Tam (1990) extended his theory for slightly imperfectly expanded jets to moderately imperfectly expanded Mach numbers. Based on the measurements of Norum and Seiner (1982a), as shown in Fig. 11, Tam noted that the dependence of broadband shock noise on jet Mach number for underexpanded jets is quite different from that for overexpanded jets. The expression for the intensity of shock-associated noise, given by the slightly imperfectly expanded theory, Is rc (Mj – Mj) , is strictly valid only for small deviations of the fully expanded Mach number from the design Mach number. To increase the range of applicability of the theory for a broader Mach number range, for Mach numbers slightly less than that of local maximum point C to slightly greater than point B in Fig. 11, Tam (1990) made modifications to the stochastic theory. Primarily, this approach involved the proper prescription of the shock cell strength, since the turbulence spectrum and the shock cell wavelength are not affected significantly by the degree of imperfect expansion. He noted that the effect on spectral shape was consequently unimportant and that the degree of imperfect expansion only affected the spectral level. Suitable expressions for the broadband shock – associated noise, for both cold and hot jets, were shown to provide very good agreement with measured spectra for jets operated at strongly off – design conditions.

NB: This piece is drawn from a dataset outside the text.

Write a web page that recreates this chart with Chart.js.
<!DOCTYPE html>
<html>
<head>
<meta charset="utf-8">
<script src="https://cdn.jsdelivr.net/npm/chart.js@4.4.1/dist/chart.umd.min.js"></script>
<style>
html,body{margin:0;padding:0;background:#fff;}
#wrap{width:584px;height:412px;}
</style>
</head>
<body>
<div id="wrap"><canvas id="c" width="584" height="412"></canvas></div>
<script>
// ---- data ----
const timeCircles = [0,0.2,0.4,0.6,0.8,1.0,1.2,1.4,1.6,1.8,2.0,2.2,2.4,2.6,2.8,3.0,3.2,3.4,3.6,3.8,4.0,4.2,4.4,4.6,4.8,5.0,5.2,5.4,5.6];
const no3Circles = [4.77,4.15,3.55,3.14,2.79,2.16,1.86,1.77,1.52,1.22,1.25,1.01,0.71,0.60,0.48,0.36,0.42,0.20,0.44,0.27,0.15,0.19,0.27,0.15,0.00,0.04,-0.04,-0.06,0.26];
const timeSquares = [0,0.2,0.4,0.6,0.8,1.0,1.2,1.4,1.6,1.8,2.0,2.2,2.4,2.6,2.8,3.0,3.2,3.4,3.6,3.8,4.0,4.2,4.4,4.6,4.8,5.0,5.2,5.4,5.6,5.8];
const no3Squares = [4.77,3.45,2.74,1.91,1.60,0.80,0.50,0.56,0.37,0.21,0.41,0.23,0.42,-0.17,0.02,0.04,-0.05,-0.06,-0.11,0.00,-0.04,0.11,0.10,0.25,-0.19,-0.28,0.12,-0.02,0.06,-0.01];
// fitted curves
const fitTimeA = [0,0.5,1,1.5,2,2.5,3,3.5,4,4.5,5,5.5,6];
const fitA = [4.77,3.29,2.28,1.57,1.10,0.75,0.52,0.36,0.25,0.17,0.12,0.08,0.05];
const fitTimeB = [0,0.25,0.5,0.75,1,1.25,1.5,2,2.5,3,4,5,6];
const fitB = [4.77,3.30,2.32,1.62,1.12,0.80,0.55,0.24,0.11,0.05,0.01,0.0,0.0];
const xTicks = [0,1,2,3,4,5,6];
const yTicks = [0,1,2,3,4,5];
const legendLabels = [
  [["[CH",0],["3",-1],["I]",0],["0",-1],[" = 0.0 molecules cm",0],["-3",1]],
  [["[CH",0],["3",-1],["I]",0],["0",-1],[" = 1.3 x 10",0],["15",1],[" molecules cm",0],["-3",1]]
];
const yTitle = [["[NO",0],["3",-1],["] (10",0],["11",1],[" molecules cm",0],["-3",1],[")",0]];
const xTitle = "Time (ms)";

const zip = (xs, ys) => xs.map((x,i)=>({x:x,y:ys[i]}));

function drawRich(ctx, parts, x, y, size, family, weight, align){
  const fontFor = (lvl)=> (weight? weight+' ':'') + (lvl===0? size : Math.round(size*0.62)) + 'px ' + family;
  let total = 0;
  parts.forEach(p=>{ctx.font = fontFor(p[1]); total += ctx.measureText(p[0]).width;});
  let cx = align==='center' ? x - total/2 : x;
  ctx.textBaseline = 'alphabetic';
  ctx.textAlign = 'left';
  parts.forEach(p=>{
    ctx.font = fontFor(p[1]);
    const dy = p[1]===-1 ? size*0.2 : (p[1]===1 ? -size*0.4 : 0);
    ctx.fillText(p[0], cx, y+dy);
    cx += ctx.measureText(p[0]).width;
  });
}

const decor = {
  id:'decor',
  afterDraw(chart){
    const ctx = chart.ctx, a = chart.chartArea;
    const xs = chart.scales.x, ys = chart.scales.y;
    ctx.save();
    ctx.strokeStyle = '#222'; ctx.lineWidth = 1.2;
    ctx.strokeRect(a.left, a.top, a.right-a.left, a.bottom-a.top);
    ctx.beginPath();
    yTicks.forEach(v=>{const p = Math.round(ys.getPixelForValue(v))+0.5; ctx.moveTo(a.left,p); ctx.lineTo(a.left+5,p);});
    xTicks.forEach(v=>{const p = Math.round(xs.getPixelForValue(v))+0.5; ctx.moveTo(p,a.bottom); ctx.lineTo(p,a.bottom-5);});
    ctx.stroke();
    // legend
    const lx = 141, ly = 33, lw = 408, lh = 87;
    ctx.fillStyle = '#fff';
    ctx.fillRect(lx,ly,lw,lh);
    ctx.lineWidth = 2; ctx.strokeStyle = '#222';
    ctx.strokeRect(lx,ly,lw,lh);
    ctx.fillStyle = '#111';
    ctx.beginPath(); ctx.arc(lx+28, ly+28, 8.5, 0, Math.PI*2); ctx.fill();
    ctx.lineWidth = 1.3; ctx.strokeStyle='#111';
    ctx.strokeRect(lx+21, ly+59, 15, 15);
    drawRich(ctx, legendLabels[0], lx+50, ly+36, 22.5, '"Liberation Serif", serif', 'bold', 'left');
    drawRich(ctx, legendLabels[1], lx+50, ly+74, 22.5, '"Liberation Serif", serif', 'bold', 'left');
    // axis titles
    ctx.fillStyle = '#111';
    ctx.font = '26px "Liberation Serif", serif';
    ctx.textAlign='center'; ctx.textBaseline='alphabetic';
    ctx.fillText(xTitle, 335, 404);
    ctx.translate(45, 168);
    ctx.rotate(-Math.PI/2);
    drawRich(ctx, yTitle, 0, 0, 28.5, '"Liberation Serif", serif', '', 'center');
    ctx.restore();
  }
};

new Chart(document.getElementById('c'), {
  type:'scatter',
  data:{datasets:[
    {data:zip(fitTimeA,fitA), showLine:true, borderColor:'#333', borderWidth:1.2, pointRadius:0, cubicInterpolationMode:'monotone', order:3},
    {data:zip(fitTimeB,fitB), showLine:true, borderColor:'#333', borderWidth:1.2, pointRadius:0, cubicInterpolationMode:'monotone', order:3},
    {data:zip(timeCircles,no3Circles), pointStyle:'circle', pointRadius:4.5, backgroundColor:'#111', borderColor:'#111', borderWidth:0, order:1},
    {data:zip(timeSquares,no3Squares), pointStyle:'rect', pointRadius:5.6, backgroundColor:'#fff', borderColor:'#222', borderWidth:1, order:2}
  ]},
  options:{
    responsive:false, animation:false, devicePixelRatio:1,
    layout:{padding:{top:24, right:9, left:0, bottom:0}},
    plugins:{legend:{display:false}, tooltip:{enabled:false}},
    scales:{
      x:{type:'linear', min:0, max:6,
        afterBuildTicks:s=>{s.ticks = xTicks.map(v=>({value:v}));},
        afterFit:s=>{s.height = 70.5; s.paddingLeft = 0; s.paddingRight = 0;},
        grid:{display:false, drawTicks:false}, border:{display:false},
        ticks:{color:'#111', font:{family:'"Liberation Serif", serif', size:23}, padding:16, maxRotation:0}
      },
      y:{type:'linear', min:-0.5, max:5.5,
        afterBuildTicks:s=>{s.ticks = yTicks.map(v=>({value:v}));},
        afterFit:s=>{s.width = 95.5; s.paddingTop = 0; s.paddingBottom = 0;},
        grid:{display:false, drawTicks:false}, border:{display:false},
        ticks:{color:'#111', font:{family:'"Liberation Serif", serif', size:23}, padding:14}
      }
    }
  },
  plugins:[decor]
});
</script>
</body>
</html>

Tam (1991) included the effects of flight on broadband shock-associated noise, through additional considerations of changes in the noise source as well as the effect of flight on the convection speed of the large scale structures. He argued that due to the thick boundary layer on the nozzle external surface, the shock cell strength would not be modified to a great extent and hence could be approximated by that for the static case: especially for low flight Mach numbers. Further, he assumed that the same similarity source spectrum adopted for the static case, with account taken of the increased shock-cell spacing and increased convection speed for the large-scale structures due to the co-flowing stream, would be valid. He developed modified expressions for the noise power spectrum and peak frequency for the flight case. This formulation provided the correct trends of a reduction in peak frequency, a narrowing of the spectral peak, and the appearance of higher order peaks with increasing flight speed. Tam (1992), through a transformation of the co-ordinate system, developed expressions for the calculation of broadband shock noise as measured by a ground observer in a typical flyover noise test. This expression contains a term in the form of the familiar Doppler shift, but without a high power of convective amplification factor.

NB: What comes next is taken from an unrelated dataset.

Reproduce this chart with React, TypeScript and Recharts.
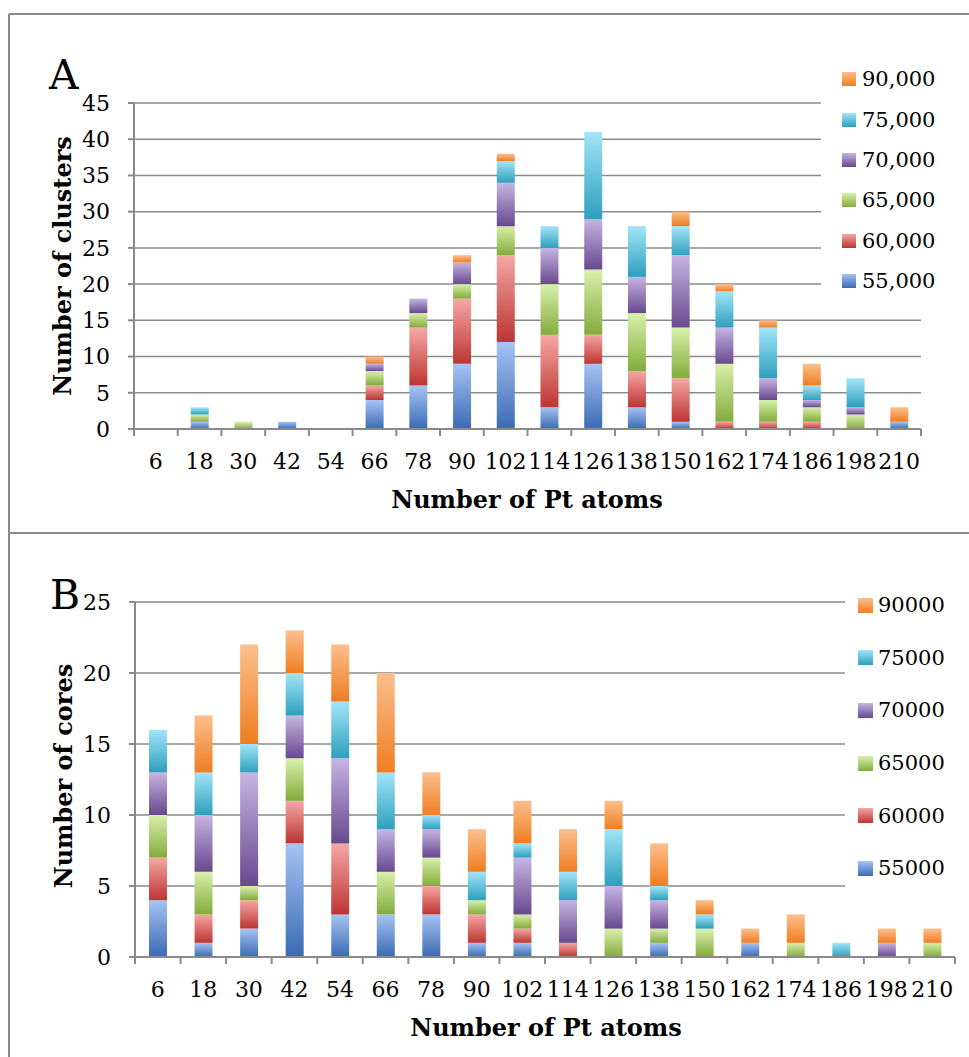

Tam and Reddy (1996) adapted the stochastic noise theory for the prediction of broadband shock noise from rectangular nozzles. The flow and shock cell structure of supersonic rectangular jets is different from those of round jets. As noted out by Tam (1988), for rectangular nozzles with straight sidewalls, two different shock cell systems are set up in the flow. One is the familiar system formed outside the nozzle and the other one originates inside the nozzle, close to the nozzle throat. Because of the second shock cell system, broadband shock noise is generated even at the so-called design Mach number of the nozzle. So, an additional term was added to the expression for the shock cell strength, to account for the second shock cell system. Tam (1988) had already developed a vortex sheet model for the description of the shock cell spacing from elliptic and rectangular jets. This expression was modified empirically to account for the finite thickness of the mixing layer. Furthermore, the convection velocity of the large-scale structures was changed to be 0.55Uj, instead of the typical value of 0.7Uj used for circular jets. With these modifications, good agreement with the measurements of Ponton et al. (1986) was shown for rectangular nozzles with different aspect ratios.

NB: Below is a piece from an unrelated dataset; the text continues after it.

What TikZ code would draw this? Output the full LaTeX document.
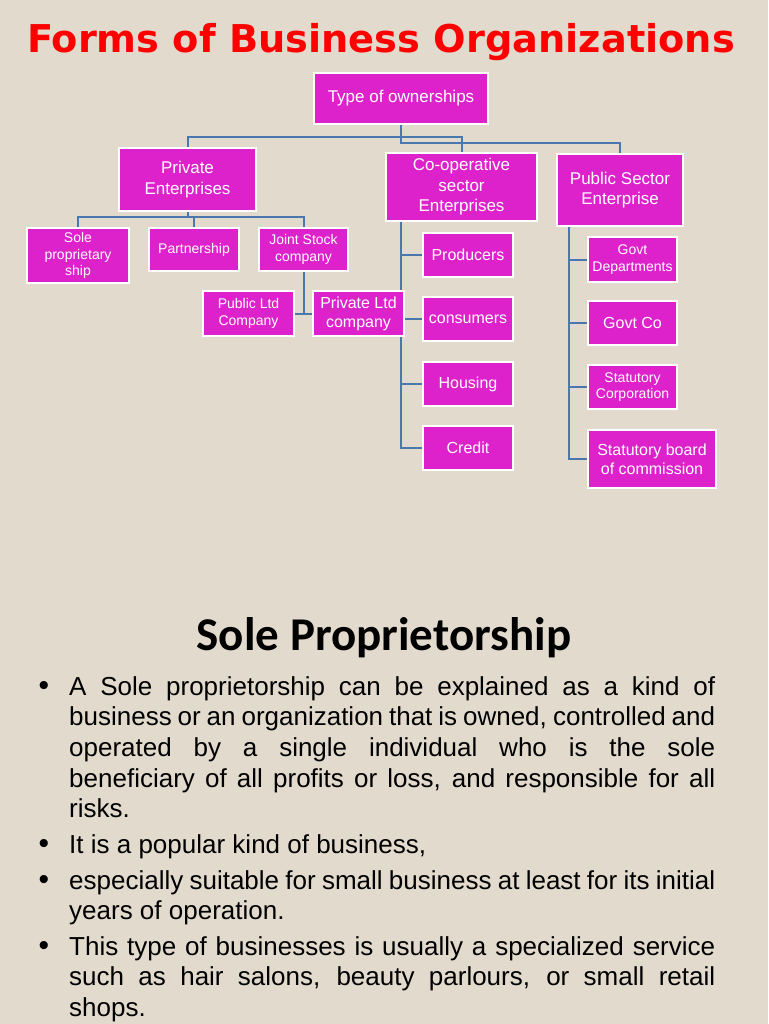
\documentclass[tikz,border=0pt]{standalone}
\usepackage{fontspec}
\setmainfont{Liberation Sans}
\newfontfamily\titlefont{DejaVu Sans}
\newfontfamily\carl{Carlito}
\usetikzlibrary{backgrounds}
\definecolor{bg}{HTML}{E2DACD}
\definecolor{mag}{HTML}{DD22CC}
\definecolor{ln}{HTML}{4A78AE}
\hyphenpenalty=10000
\exhyphenpenalty=10000
\begin{document}
\begin{tikzpicture}[x=1pt,y=-1pt,
  bx/.style={draw=white,line width=1.5pt,fill=mag,text=white,align=center,inner sep=1pt,font=\fontsize{#1pt}{1.2\dimexpr#1pt\relax}\selectfont},
  bx/.default=14,
  cn/.style={draw=ln,line width=2pt},
  para/.style={anchor=north west,text width=646pt,align=justify,font=\fontsize{26}{30.7}\selectfont,inner sep=0pt}]
\useasboundingbox (0,0) rectangle (768,1024);
\node[text=red,font=\titlefont\bfseries\fontsize{38.3}{38}\selectfont] (title) at (381,42) {Forms of Business Organizations};
\node[bx=17,minimum width=174pt,minimum height=51pt] (root) at (401,98.5) {Type of ownerships};
\node[bx=17,minimum width=137pt,minimum height=63pt] (pe) at (187.5,179.5) {Private\\Enterprises};
\node[bx=17,minimum width=151pt,minimum height=68pt] (co) at (461.5,187) {Co-operative\\sector\\Enterprises};
\node[bx=17,minimum width=126pt,minimum height=72pt] (ps) at (620,190) {Public Sector\\Enterprise};
\node[bx=14,minimum width=102pt,minimum height=55pt] (sole) at (78,255.5) {Sole\\proprietary\\ship};
\node[bx=14,minimum width=90pt,minimum height=43pt] (part) at (194,249.5) {Partnership};
\node[bx=14,minimum width=89pt,minimum height=43pt] (js) at (303.5,249.5) {Joint Stock\\company};
\node[bx=14,minimum width=91pt,minimum height=45pt] (pub) at (248.5,313.5) {Public Ltd\\Company};
\node[bx=16,minimum width=91pt,minimum height=45pt] (priv) at (358.5,313.5) {Private Ltd\\company};
\node[bx=16,minimum width=90pt,minimum height=44pt] (prod) at (468,255) {Producers};
\node[bx=16,minimum width=90pt,minimum height=44pt] (cons) at (468,319) {consumers};
\node[bx=16,minimum width=90pt,minimum height=44pt] (hous) at (468,384) {Housing};
\node[bx=16,minimum width=90pt,minimum height=44pt] (cred) at (468,448) {Credit};
\node[bx=14,minimum width=89pt,minimum height=45pt] (gd) at (632.5,259.5) {Govt\\Departments};
\node[bx=16,minimum width=89pt,minimum height=44pt] (gc) at (632.5,323) {Govt Co};
\node[bx=14,minimum width=89pt,minimum height=44pt] (sc) at (632.5,387) {Statutory\\Corporation};
\node[bx=16,minimum width=128pt,minimum height=58pt] (sb) at (652,459) {Statutory board\\of commission};
\begin{scope}[on background layer]
\fill[bg] (0,0) rectangle (768,1024);
\draw[cn] (root.south) -- (401,137) -| (pe.north);
\draw[cn] (401,137) -| (co.north);
\draw[cn] (root.south) -- (401,143) -| (ps.north);
\draw[cn] (pe.south) -- (187.5,217) -| (sole.north);
\draw[cn] (187.5,217) -| (js.north);
\draw[cn] (part.north) -- (194,217);
\draw[cn] (js.south) |- (pub.east);
\draw[cn] (303.5,313.5) -- (priv.west);
\draw[cn] (401,221) |- (cred.west);
\draw[cn] (401,255) -- (prod.west);
\draw[cn] (401,319) -- (cons.west);
\draw[cn] (401,384) -- (hous.west);
\draw[cn] (569,226) |- (sb.west);
\draw[cn] (569,259.5) -- (gd.west);
\draw[cn] (569,323) -- (gc.west);
\draw[cn] (569,387) -- (sc.west);
\end{scope}
\node[font=\carl\bfseries\fontsize{47}{47}\selectfont] (h) at (384,638) {Sole Proprietorship};
\node[para] (p1) at (69,676) {A Sole proprietorship can be explained as a kind of\linebreak business or an organization that is owned, controlled and\linebreak operated by a single individual who is the sole\linebreak beneficiary of all profits or loss, and responsible for all\linebreak risks.};
\node[para] (p2) at (69,834) {It is a popular kind of business,};
\node[para] (p3) at (69,870) {especially suitable for small business at least for its initial years of operation.};
\node[para] (p4) at (69,936) {This type of businesses is usually a specialized service such as hair salons, beauty parlours, or small retail shops.};
\foreach \n in {p1,p2,p3,p4}
  \node[inner sep=0pt,font=\fontsize{30}{30}\selectfont] at ([xshift=-25pt,yshift=-12pt]\n.north west) {\textbullet};
\end{tikzpicture}
\end{document}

The primary difficulty with the stochastic broadband shock noise theory is that it does not provide a connection to the flow. So, calculations for different geometries requires a reformulation of the model parameters. To overcome this difficulty, Morris and Miller (2010) developed a broadband shock-associated noise (BBSAN) model that uses input from RANS CFD calculations to provide the properties of the shock cell structure and the characteristic scales of the turbulence. The model is formulated as an acoustic analogy based on the linearized Euler equations. The far field pressure is determined from a convolution of the equivalent source terms and the vector Green’s function for the linearized Euler equations. In the first version of the model the effects of mean flow refraction were neglected, since BBSAN radiation occurs primarily towards smaller inlet angles or towards the sideline. The evaluation of the spectral density depends on a model for the shock cell structure and the second order two-point velocity correlation of the turbulence. Note that it is the fourth order cross correlation of the velocity that is needed for the source modeling of fine-scale turbulence noise in the traditional acoustic analogy framework. In addition, the shock cell structure is represented by its axial wavenumber spectrum. In this way the model has much in common with Tam (1987).
Calculations were presented by Morris and Miller (2010) for circular and rectangular jets using the same empirical parameters for all cases. Figure 17 shows a prediction for a circular convergent nozzle with Mj = 1.5 and Tt/Ta = 1.0. The observer is at an inlet angle of 60° at R/D = 100. The total BBSAN prediction is shown with the black line and compares well with measurements – especially in the peak BBSAN frequency range. Curves are also shown for the contribution to the total spectrum from the turbulence interaction with different peaks in the shock cell wavenumber spectrum. These interactions give multiple smaller peaks at higher frequencies, which are also seen in the measurements. The same parameters are used to predict the BBSAN for a rectangular jet with aspect ratio 1.75. This is shown in Figure 18. The agreement is very good. Note how the mixing noise overwhelms the BBSAN at small angles to the jet downstream axis in this case. This model has been extended to dual stream jets. In this case, the presence of the outer high speed fan stream does give rise to propagation effects. Miller and Morris (2011) consider dual stream jets operating off-design and include adjoint solutions to the vector Green’s function to account for refraction effects. It should be noted that Tam et al. (2009) has extended his model for the BBSAN peak frequencies for a dual stream jet.